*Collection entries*
====

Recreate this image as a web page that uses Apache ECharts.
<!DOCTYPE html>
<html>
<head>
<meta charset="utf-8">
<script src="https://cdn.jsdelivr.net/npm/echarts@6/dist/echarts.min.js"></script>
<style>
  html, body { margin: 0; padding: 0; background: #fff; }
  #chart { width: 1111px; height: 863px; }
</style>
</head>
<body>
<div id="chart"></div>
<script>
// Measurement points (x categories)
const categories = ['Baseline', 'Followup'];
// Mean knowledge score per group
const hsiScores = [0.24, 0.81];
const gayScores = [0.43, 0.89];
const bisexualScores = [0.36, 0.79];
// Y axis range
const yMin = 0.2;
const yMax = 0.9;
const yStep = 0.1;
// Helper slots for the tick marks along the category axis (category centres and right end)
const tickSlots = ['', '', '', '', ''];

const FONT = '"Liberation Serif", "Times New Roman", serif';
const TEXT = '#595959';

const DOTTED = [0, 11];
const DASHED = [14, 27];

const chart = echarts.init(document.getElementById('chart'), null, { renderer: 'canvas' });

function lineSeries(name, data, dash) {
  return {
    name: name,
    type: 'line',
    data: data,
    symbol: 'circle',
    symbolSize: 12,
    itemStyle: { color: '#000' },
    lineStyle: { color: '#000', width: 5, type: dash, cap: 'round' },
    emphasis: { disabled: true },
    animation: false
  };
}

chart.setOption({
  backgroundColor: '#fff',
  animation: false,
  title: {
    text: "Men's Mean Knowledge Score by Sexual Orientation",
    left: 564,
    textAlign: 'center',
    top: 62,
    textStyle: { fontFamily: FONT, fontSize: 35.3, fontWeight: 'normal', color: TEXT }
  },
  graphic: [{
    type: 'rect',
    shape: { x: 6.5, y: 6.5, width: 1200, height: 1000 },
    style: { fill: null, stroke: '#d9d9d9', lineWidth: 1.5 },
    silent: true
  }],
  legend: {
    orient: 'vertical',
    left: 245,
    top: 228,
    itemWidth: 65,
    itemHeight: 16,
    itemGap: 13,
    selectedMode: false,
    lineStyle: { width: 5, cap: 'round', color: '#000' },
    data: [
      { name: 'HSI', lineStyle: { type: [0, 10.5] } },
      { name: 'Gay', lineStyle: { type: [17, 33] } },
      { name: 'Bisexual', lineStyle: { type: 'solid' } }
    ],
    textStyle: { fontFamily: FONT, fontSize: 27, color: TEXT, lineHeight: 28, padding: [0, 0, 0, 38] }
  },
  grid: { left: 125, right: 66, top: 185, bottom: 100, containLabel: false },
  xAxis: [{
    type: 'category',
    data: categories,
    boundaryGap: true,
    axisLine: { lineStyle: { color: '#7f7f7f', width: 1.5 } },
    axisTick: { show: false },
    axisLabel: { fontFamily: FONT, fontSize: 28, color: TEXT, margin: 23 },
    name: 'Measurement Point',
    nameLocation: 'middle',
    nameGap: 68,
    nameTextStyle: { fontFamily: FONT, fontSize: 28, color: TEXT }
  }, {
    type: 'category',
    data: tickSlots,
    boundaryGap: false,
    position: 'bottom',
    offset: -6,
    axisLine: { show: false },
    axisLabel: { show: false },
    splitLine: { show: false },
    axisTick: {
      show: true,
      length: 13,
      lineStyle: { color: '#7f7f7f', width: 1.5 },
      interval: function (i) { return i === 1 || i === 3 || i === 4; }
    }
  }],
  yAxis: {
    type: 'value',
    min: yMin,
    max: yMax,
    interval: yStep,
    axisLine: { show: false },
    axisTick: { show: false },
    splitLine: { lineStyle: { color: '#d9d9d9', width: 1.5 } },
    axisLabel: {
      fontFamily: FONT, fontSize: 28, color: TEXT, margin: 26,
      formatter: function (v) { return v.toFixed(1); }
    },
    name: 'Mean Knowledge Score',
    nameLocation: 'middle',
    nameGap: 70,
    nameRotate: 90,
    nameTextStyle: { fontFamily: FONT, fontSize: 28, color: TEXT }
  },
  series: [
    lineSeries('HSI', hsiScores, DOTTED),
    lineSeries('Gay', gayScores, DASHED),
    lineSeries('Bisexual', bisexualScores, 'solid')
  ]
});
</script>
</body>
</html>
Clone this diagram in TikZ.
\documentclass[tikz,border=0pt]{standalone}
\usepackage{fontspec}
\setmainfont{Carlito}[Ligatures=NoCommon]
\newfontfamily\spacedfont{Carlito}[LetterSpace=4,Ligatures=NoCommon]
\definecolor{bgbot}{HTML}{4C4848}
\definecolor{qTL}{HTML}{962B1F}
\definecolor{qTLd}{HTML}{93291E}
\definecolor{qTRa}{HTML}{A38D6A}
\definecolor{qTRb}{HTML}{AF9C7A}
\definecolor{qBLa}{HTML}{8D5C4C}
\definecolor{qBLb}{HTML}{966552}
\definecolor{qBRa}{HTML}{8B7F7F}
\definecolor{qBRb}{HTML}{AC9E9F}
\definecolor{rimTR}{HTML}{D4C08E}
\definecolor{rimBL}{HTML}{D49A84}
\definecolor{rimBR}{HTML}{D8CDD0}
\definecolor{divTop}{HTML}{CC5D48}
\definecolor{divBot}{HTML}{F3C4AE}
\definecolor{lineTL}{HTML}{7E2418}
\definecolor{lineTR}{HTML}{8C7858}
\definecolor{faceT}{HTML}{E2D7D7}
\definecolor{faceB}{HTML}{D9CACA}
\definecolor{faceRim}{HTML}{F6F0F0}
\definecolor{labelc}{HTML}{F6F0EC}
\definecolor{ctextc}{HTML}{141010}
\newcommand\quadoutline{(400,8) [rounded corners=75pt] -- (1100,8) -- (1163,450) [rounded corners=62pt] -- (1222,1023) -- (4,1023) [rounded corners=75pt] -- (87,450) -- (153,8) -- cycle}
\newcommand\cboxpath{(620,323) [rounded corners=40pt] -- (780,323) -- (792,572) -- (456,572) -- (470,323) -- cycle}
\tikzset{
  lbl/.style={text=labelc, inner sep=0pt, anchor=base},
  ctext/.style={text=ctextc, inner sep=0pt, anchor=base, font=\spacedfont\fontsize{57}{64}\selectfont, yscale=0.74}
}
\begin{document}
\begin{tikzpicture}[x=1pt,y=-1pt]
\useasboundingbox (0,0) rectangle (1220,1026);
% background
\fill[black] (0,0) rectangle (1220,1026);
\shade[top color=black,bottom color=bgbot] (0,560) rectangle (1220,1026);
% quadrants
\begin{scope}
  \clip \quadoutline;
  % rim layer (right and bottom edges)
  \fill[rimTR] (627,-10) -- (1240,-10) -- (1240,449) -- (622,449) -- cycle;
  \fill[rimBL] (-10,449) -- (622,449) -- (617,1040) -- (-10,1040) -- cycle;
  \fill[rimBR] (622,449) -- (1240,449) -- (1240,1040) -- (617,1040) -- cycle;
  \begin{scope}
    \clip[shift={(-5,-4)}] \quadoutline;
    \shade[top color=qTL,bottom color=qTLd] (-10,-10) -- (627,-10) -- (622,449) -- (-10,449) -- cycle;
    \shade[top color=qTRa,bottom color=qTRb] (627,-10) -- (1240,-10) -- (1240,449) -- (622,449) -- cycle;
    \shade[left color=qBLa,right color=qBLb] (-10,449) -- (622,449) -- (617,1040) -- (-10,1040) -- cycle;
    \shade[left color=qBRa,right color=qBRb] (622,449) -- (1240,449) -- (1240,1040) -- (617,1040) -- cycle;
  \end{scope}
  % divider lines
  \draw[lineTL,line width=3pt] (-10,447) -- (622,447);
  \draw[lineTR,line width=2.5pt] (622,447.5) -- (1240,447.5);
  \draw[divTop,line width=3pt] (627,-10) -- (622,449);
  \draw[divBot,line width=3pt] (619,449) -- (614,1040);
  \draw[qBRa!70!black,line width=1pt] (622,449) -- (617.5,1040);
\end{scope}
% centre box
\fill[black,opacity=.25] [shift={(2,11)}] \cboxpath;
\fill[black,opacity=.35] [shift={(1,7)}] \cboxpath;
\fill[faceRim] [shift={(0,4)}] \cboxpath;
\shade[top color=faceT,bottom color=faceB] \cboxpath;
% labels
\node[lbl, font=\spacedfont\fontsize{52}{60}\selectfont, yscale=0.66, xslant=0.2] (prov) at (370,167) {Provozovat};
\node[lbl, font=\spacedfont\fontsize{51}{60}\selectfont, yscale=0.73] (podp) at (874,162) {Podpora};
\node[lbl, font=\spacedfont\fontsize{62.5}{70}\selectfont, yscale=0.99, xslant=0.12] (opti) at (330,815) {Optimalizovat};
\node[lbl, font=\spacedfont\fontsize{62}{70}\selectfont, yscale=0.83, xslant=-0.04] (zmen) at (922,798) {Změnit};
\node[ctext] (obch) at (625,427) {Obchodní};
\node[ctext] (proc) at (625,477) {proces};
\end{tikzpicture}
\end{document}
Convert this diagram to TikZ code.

====

*Stated goal*
Go through the listing above and locate each line that holds the word "this". Copy those lines.

*Exercise response*
Recreate this image as a web page that uses Apache ECharts.
Clone this diagram in TikZ.
Convert this diagram to TikZ code.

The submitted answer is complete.